La tensión sexual, otra constante en la carrera de Shindo (p.e. Akuto, 1965), subyace en la totalidad del relato con parecidas intenciones a las pergeñadas por Hiroshi Teshigahara en la magnífica La mujer de las dunas, película coetánea a Onibaba (1964). Lo hace desde una perspectiva insólita en el cine de terror de los años sesenta en tanto el sexo no deriva de una tensión erótica sino de un deseo más hondo, expresado aquí en términos de manumisión. El sexo no es una herramienta mediante la cual se pueda conseguir un fin crematístico, como sí lo será en Kuroneko (1968), sino una vía (¿revolucionaria?) con la que los personajes se rebelan buscando un refugio liberador allí donde de otro modo solo encontrarían desesperación, hambre y ruina social. La sexualidad se asimila, desde este punto de vista, a una reacción natural que tiene que ver más con la supervivencia que con el placer. Es un medio de rebelión y también una medida paliativa que los personajes expelen para soportar su propia existencia en un hábitat, de veras, insano donde el folclore y, fundamentalmente, los elementos supersticiosos que lo definen, no solo van a formar parte de la idiosincrasia de los habitantes de la marisma sino que permanecen enraizados en su conciencia moral. Esta perspectiva nos sugiere, de hecho, que el sexo es la llave que utilizan sus protagonistas para poder burlar dicho miedo (en nuestro caso, lo representa el deseo de la mujer joven de ignorar la presencia del demonio enmascarado en mitad de la noche para poder yacer con el amante).

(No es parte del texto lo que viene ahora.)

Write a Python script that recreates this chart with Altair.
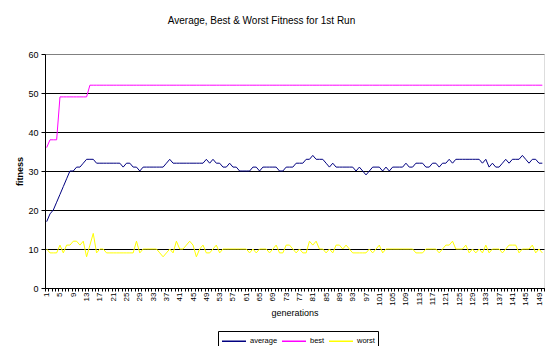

Como ocurre con La isla desnuda, la cámara forma parte del paisaje, incluso se funde con él. No adjetiva sino observa cómo los personajes se degradan fruto de sus pulsiones más primarias. La mirada de Shindo no admite ningún vínculo con la condescendencia; antes al contrario, evita el plano general para subrayar el carácter claustrofóbico del todo. La marisma se presenta en la pantalla, pues, como un ente inacabable del que es que es imposible escapar. Las vidas de los personajes, en fin, viven en ese entorno asfixiante y, a la vez, forman parte de él; son realidades indisociables. La constante presencia de un pozal (la tumba donde van a parar los restos de los muertos) en mitad de ese mundo entrópico va a revelar la estructura circular de un universo que no tiene principio ni final, ni puede traspasarse. No hay metáfora más desoladora cuando uno habla de la existencia; más aún, de su inexorabilidad.

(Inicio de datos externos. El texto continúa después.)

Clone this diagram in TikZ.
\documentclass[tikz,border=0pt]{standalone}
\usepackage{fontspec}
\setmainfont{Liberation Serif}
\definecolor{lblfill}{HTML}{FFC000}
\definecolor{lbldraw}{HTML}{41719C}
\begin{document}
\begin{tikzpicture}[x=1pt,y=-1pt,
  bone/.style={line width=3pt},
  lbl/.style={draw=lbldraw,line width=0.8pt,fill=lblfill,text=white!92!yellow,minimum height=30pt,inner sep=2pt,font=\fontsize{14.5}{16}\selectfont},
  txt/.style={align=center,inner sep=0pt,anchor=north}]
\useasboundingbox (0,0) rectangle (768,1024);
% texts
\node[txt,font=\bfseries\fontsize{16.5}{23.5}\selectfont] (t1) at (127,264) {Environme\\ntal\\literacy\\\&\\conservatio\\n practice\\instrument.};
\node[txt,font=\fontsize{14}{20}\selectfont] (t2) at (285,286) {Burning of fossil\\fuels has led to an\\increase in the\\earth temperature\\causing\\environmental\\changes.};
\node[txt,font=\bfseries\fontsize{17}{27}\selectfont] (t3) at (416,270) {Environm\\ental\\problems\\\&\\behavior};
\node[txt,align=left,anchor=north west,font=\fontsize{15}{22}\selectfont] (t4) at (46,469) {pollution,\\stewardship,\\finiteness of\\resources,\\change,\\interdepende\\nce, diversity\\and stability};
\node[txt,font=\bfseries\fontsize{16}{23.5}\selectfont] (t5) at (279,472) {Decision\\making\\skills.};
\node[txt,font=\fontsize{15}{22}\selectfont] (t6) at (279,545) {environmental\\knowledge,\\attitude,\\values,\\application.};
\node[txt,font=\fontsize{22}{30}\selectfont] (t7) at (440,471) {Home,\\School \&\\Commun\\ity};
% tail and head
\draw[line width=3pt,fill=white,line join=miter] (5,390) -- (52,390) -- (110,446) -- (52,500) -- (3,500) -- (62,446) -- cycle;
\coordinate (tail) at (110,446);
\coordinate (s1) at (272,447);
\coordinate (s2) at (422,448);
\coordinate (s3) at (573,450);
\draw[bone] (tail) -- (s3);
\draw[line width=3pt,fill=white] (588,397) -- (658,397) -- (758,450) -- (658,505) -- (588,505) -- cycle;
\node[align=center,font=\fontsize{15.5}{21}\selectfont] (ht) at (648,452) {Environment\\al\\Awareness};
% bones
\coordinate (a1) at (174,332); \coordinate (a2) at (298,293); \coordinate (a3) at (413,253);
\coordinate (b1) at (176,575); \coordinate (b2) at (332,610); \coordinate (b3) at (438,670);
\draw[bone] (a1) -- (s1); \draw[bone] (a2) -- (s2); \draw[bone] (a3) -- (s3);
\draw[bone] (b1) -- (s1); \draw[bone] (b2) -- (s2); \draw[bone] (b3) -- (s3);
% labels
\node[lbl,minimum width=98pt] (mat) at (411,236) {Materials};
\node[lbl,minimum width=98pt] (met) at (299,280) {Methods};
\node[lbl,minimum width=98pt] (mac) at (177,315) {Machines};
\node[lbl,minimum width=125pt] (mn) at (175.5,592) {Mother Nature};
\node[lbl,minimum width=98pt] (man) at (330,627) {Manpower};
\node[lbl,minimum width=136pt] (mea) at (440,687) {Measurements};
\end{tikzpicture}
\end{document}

Una pregunta flota en el aire: ¿cómo puede ser hombre un guerrero?, cuya respuesta es capaz de transformar el gran Kaneto Shindo, en una incontestable obra maestra, Onibaba, la cima del cine de terror japonés en su modalidad metafórica.
J. P. Bango
Nota: El cine de Kaneto Shindo fue objeto de homenaje en la pasada edición de Retroback con la programación de dos de sus obras más reconocidas: La isla desnuda (1960) y Kuroneko (1968).